I've noticed that commercial gummies do not melt, even when they are left in the sun, while home made gummies melt even at room temperatures sometimes.
What is the secret ingredient? Sugar?
I've been making a lot of room temp gelatins lately; not gummybears, something else with a bit lower gelatin concentration. The secret ingredient seems to be time. The first day, things are pretty jiggly, but even when hermetically sealed, things get tougher and tougher over a course of about three to four days. I expect it's some colloid maturation process involving random chains finding their best fit over time. Don't quote me on that, but the same sort of thing commonly happens on a faster timescale with gluten maturation in bread dough. A few hours in the fridge can speed up firming, but I'm not sure you end up with the same final gel structure that way.

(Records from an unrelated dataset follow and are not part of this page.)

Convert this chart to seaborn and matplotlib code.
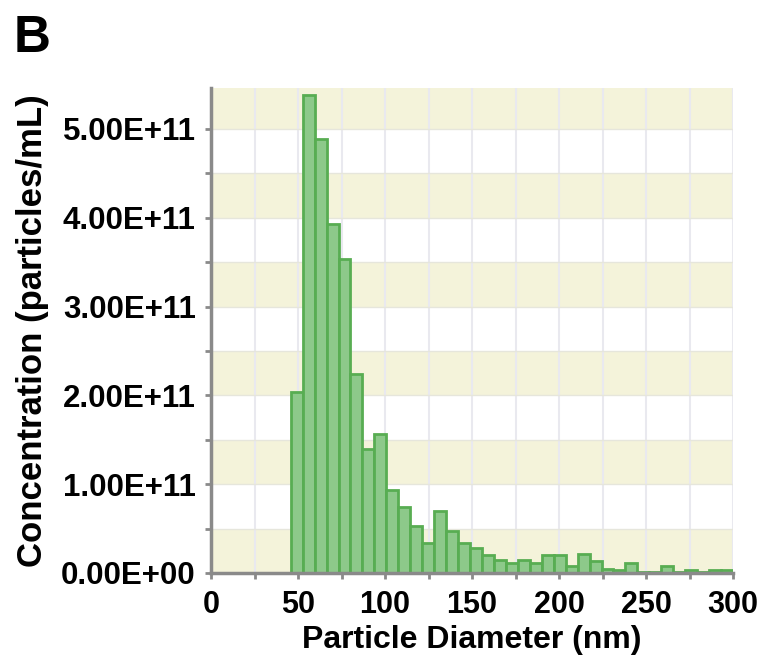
import numpy as np
import matplotlib
matplotlib.use('Agg')
import matplotlib.pyplot as plt
import seaborn as sns
from matplotlib.ticker import FuncFormatter, MultipleLocator

# bin centres (nm) and concentration (particles/mL)
diameter = [49.2, 56.1, 63.0, 69.8, 76.7, 83.6, 90.5, 97.3, 104.2, 111.1,
            118.0, 124.8, 131.7, 138.6, 145.5, 152.3, 159.2, 166.1, 173.0, 179.8,
            186.7, 193.6, 200.5, 207.3, 214.2, 221.1, 228.0, 234.8, 241.7, 248.6,
            255.5, 262.3, 269.2, 276.1, 283.0, 289.8, 296.7]
concentration = [2.04e11, 5.38e11, 4.89e11, 3.93e11, 3.54e11, 2.24e11, 1.40e11, 1.57e11, 0.93e11, 0.74e11,
                 0.53e11, 0.34e11, 0.70e11, 0.47e11, 0.34e11, 0.28e11, 0.20e11, 0.15e11, 0.115e11, 0.15e11,
                 0.115e11, 0.20e11, 0.20e11, 0.08e11, 0.21e11, 0.13e11, 0.05e11, 0.03e11, 0.115e11, 0.01e11,
                 0.01e11, 0.08e11, 0.01e11, 0.03e11, 0.01e11, 0.03e11, 0.03e11]
x_ticks = [0, 50, 100, 150, 200, 250, 300]
y_ticks = [0, 1e11, 2e11, 3e11, 4e11, 5e11]

sns.set_style('white')
plt.rcParams['font.family'] = ['Liberation Sans', 'DejaVu Sans']
plt.rcParams['text.color'] = 'black'
plt.rcParams['axes.labelcolor'] = 'black'
plt.rcParams['xtick.labelcolor'] = 'black'
plt.rcParams['ytick.labelcolor'] = 'black'

fig = plt.figure(figsize=(7.59, 6.64), dpi=100)
ax = fig.add_axes([211/759, 91/664, 522/759, 485/664])

# alternating pale bands
for lo in np.arange(0, 5.5e11, 1e11):
    ax.axhspan(lo, lo + 0.5e11, color='#f4f3da', zorder=0, lw=0)
ax.set_axisbelow(True)
ax.xaxis.set_minor_locator(MultipleLocator(25))
ax.yaxis.set_minor_locator(MultipleLocator(0.5e11))
ax.grid(which='both', axis='x', color='#e9e9ef', lw=1.5)
ax.grid(which='both', axis='y', color='#e6e6dc', lw=1)

sns.histplot(x=diameter, weights=concentration, bins=37, binrange=(45.8, 300),
             color='#8dc98a', edgecolor='#58ad52', linewidth=2, alpha=1, ax=ax, zorder=2)

ax.set_xlim(0, 300)
ax.set_ylim(0, 5.46e11)
ax.set_xticks(x_ticks)
ax.set_yticks(y_ticks)
ax.yaxis.set_major_formatter(FuncFormatter(lambda v, p: '{:.2E}'.format(v)))

for s in ['top', 'right']:
    ax.spines[s].set_visible(False)
for s in ['left', 'bottom']:
    ax.spines[s].set_color('#8a8a8a')
    ax.spines[s].set_linewidth(2.5)

ax.tick_params(axis='both', which='both', direction='out', color='#8a8a8a', length=4, width=2, left=True, bottom=True)
ax.tick_params(axis='x', labelsize=22, pad=8)
ax.tick_params(axis='y', labelsize=22.5, pad=7)
for lab in ax.get_xticklabels() + ax.get_yticklabels():
    lab.set_fontweight('bold')

ax.set_xlabel('Particle Diameter (nm)', fontsize=23, fontweight='bold', labelpad=4)
ax.set_ylabel('Concentration (particles/mL)', fontsize=25, fontweight='bold', labelpad=9)

fig.text(14/759, 1 - 52/664, 'B', fontsize=37, fontweight='bold')

fig.savefig('out.png', dpi=100)
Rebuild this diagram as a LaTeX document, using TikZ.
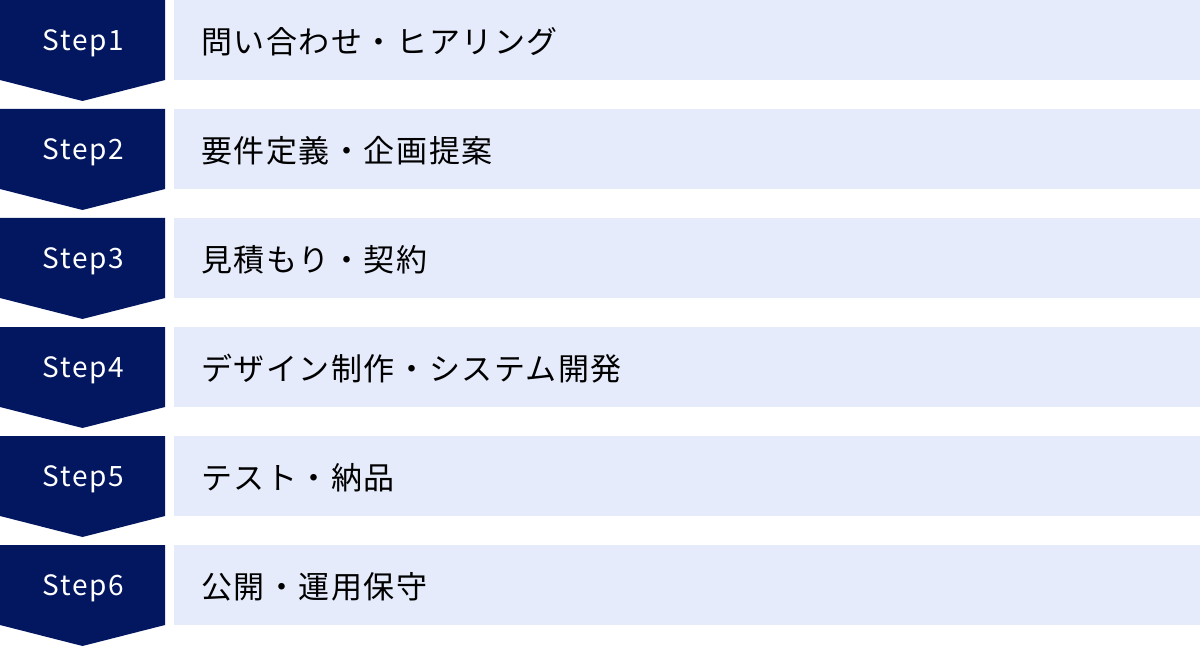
\documentclass[tikz,border=0pt]{standalone}
\usepackage{fontspec}
\setmainfont{Noto Sans CJK JP}
\newfontfamily\spacedfont[LetterSpace=6]{Noto Sans CJK JP}
\newfontfamily\rowfont[LetterSpace=5]{Noto Sans CJK JP}
\definecolor{stepnavy}{RGB}{3,23,96}
\definecolor{rowblue}{RGB}{229,235,250}

\begin{document}
\begin{tikzpicture}[x=1pt, y=-1pt,
  steplabel/.style={text=white, inner sep=0pt, font=\spacedfont\fontsize{28}{28}\selectfont},
  rowtext/.style={anchor=west, text=black, inner sep=0pt, font=\rowfont\fontsize{31}{31}\selectfont}]
\useasboundingbox (0,0) rectangle (1200,647);
\foreach \i/\t in {1/問い合わせ・ヒアリング, 2/要件定義・企画提案, 3/見積もり・契約,
    4/デザイン制作・システム開発, 5/テスト・納品, 6/公開・運用保守} {
  \pgfmathsetmacro{\rowy}{(\i-1)*109}
  \fill[stepnavy] (0,\rowy) -- (165,\rowy) -- (165,\rowy+80) -- (82.5,\rowy+101) -- (0,\rowy+80) -- cycle;
  \fill[rowblue] (174,\rowy) rectangle (1200,\rowy+80);
  \node[steplabel] (step\i) at (83.5,\rowy+43) {Step\i};
  \node[rowtext] (task\i) at (201,\rowy+41.5) {\t};
}
\end{tikzpicture}
\end{document}
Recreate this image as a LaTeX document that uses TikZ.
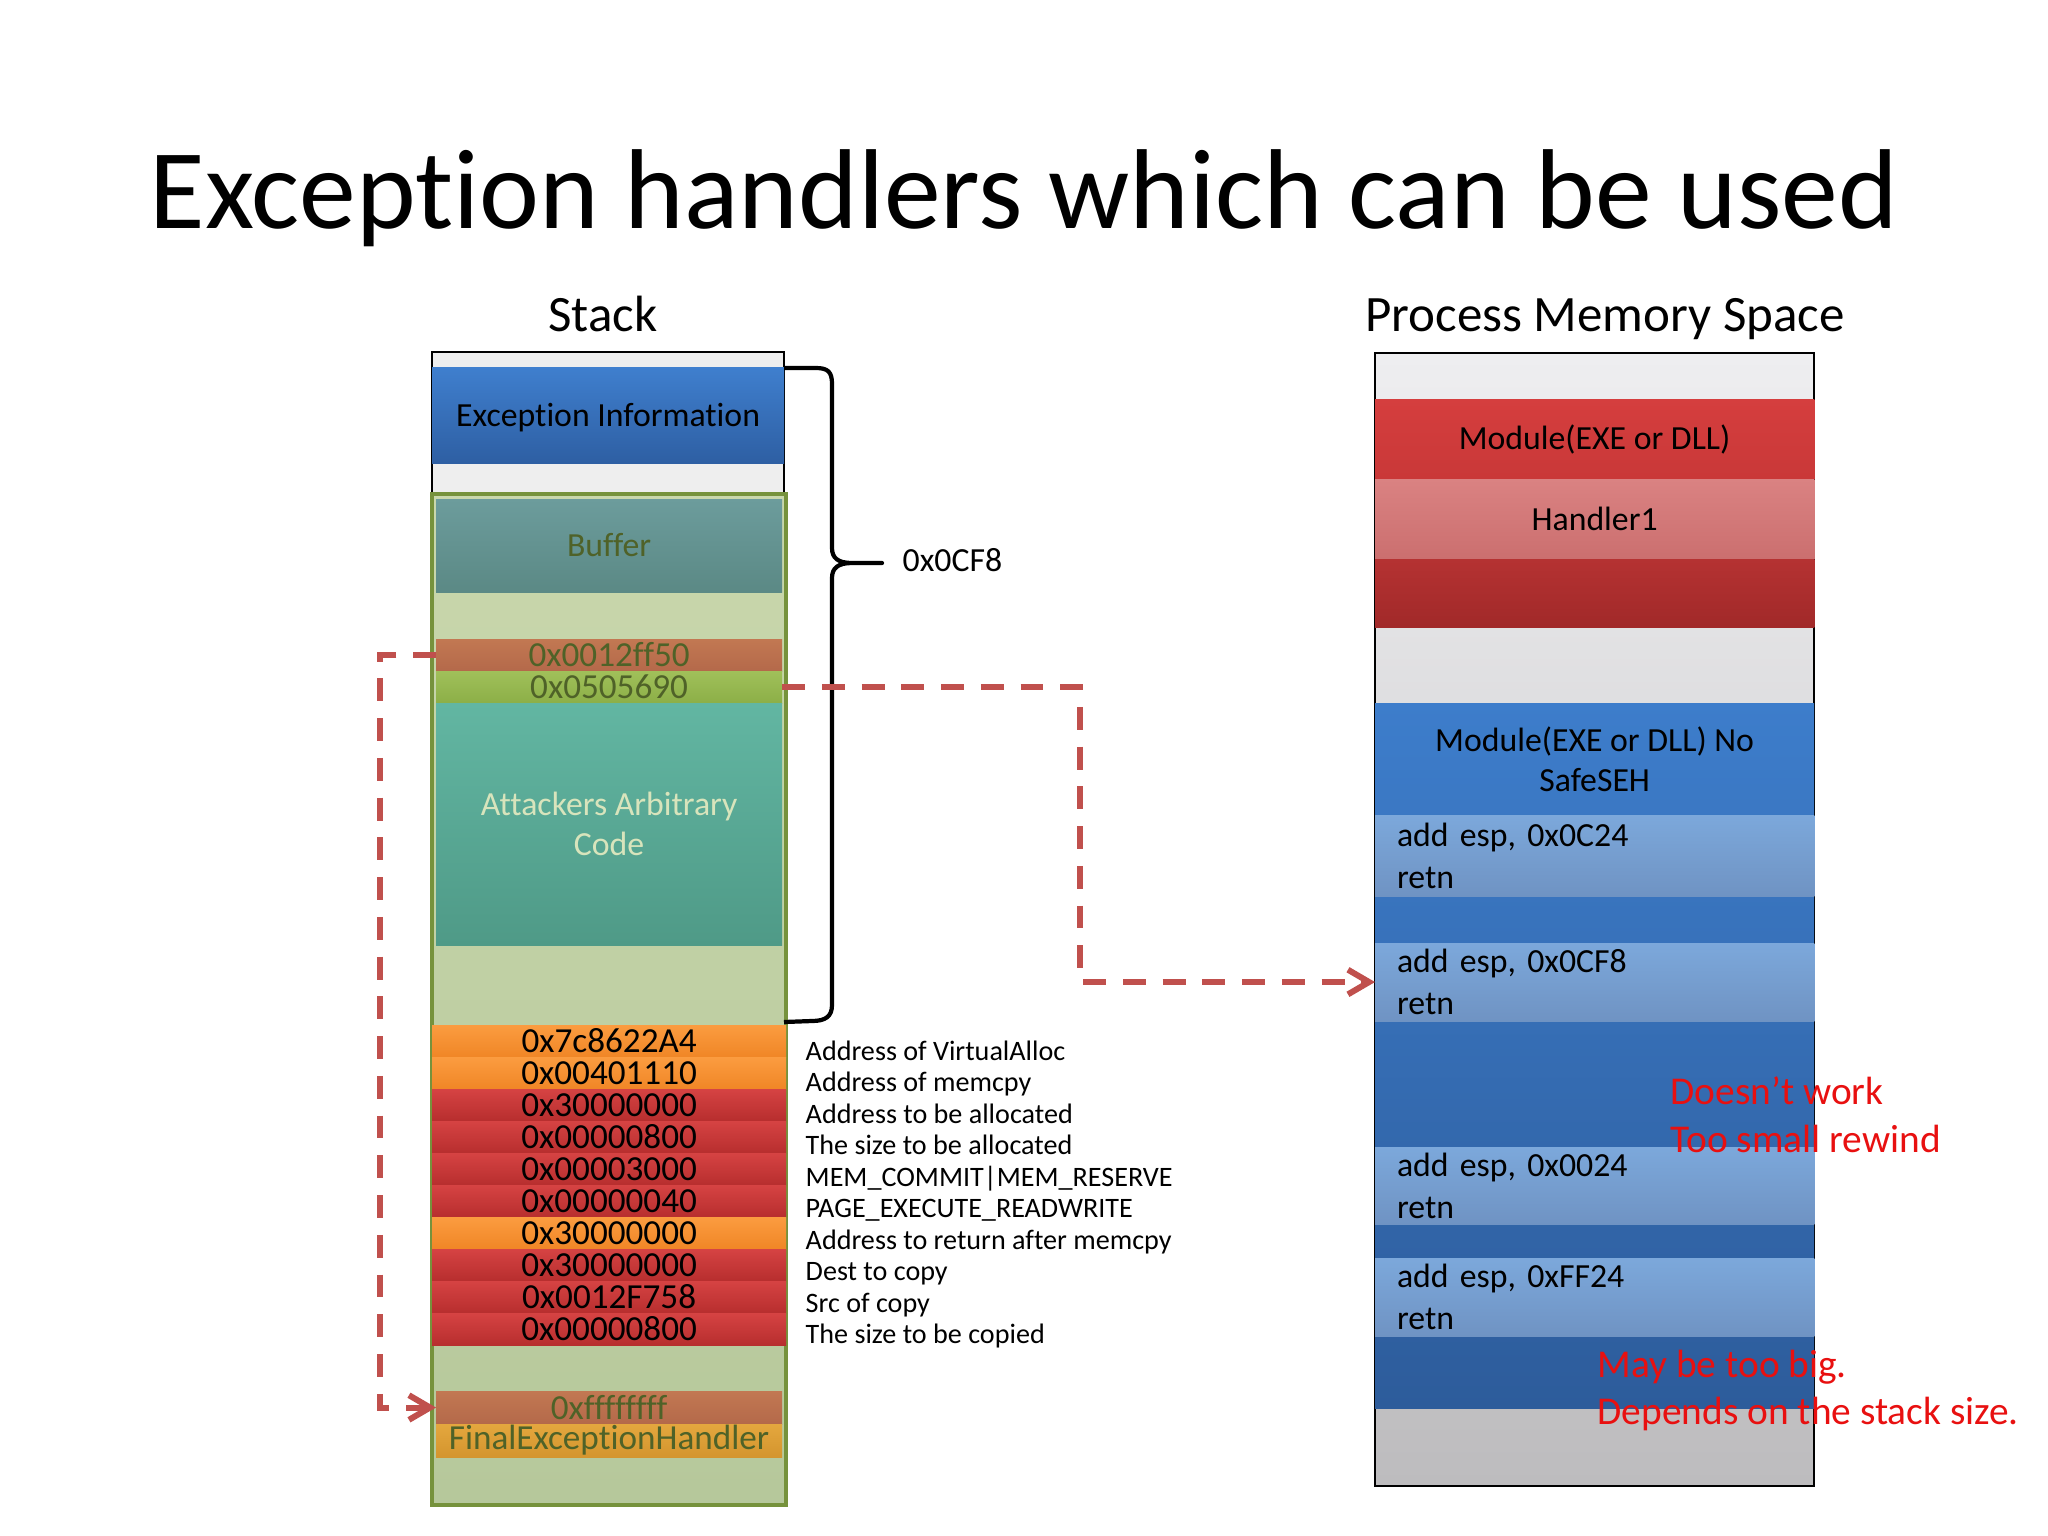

I just checked the ingredients on one of the Vitafusion bottles I have and I believe the secret ingredient to "non-melting-gummies" is WAX. They use either beeswax or carnauba wax. Other than that they are pretty much like homemade gummies with the exception of using glucose and sucrose syrups which I don't believe would make a difference in whether they melted or not. So, I would make up a melted beeswax and dip each gummy in that. Unfortunately, you would not be able to polish them up in the big drums that they use so that might be an issue. Maybe color the wax with a natural food coloring.
You have to dry the gummies for 3 days. Start with so much gelatin that it's just slightly difficult to eye dropper into the mold, then back down from that. Let them harden overnight in fridge, spray coconut oil on hands and on back of gummies in the mold, then rub them with your hands as each one is removed, making sure they are coated with the oil, but very thinly. Dry them like that, individually set apart on parchment paper. Where I make mine, it's always 85F. At that temp, the 1 gram (1ml) gummy molds won't droop (much). Just blow on them with a little fan. Cold dry air from an airconditioner is slower, just use the room temp air.
Larger gummies will droop out of shape using this method, so dry them in the fridge. Takes 3 times longer, but gummies fully exposed in fridge can lose 2-3% moisture per day. In room with fan, as much as 10% moisture per day.
After drying the gummies until they are slightly firmer than Haribo, recoat with oil using your hands.
They'll spoil easily unless you add Potassium Sorbate. Get that at a beer brew supply shop, along with corn sugar which can be used 50/50 with regular sugar to help prevent crystalization.
Check web for amount of Potassium Sorbate to use, but it's very small. And considered so safe, it's ok to use on "organic" candies.
With proper sorbate, and sugar content above 55% by weight, you can stick them in a mason jar with some moldy (fully furry) gummy bears next to them, and they won't spoil even after a full week. Not sure beyond that, I ate the little guy to see if he picked up moldy taste. Nope.
The "secret" component of commercial gummies is gelatin and if we take a look here especially the Production section where it says commercial gelatin is comprised of animal products such as animal bones, bovine hides, and pig skin. And from our knowledge of basic chemistry we know that bones, skin, and hides don't readily melt in room temperature or when they are kept under the sun. At the same time there are gelatin that are made for vegetarians and instead of animal parts they use a plant called Konjac which doesn't readily melt either.
I've been experimenting with gelatin alternatives to make vegan gummy bears, and in my research I've noticed the temp influenced changes for different ingredients:
gelatin (melting point): 95F / 35C agar agar (starts to lose firmness): 149F / 65C agar agar (melting point): 185F / 85C konjac (melting point): 217F / 103C
I have also read that too much water in the mix can cause it to "bleed". You can get reduced water in the heating method, which means your final "goop" that you pour into molds should be high in viscosity to reduce this bleeding effect on a hot day. But then usually that means the sugar concentration will be much higher, so some people use maltodextrin (a glucose) as a portion of your sugar content as it is less sweet than sugar.
I don't know what the secret ingredient is, but I can guess, based on ingredient lists I've seen. My guess is corn syrup that has been heated to make it thicken, perhaps combined with gelatin or something to make it return to its shape after pressing on it. I could be wrong.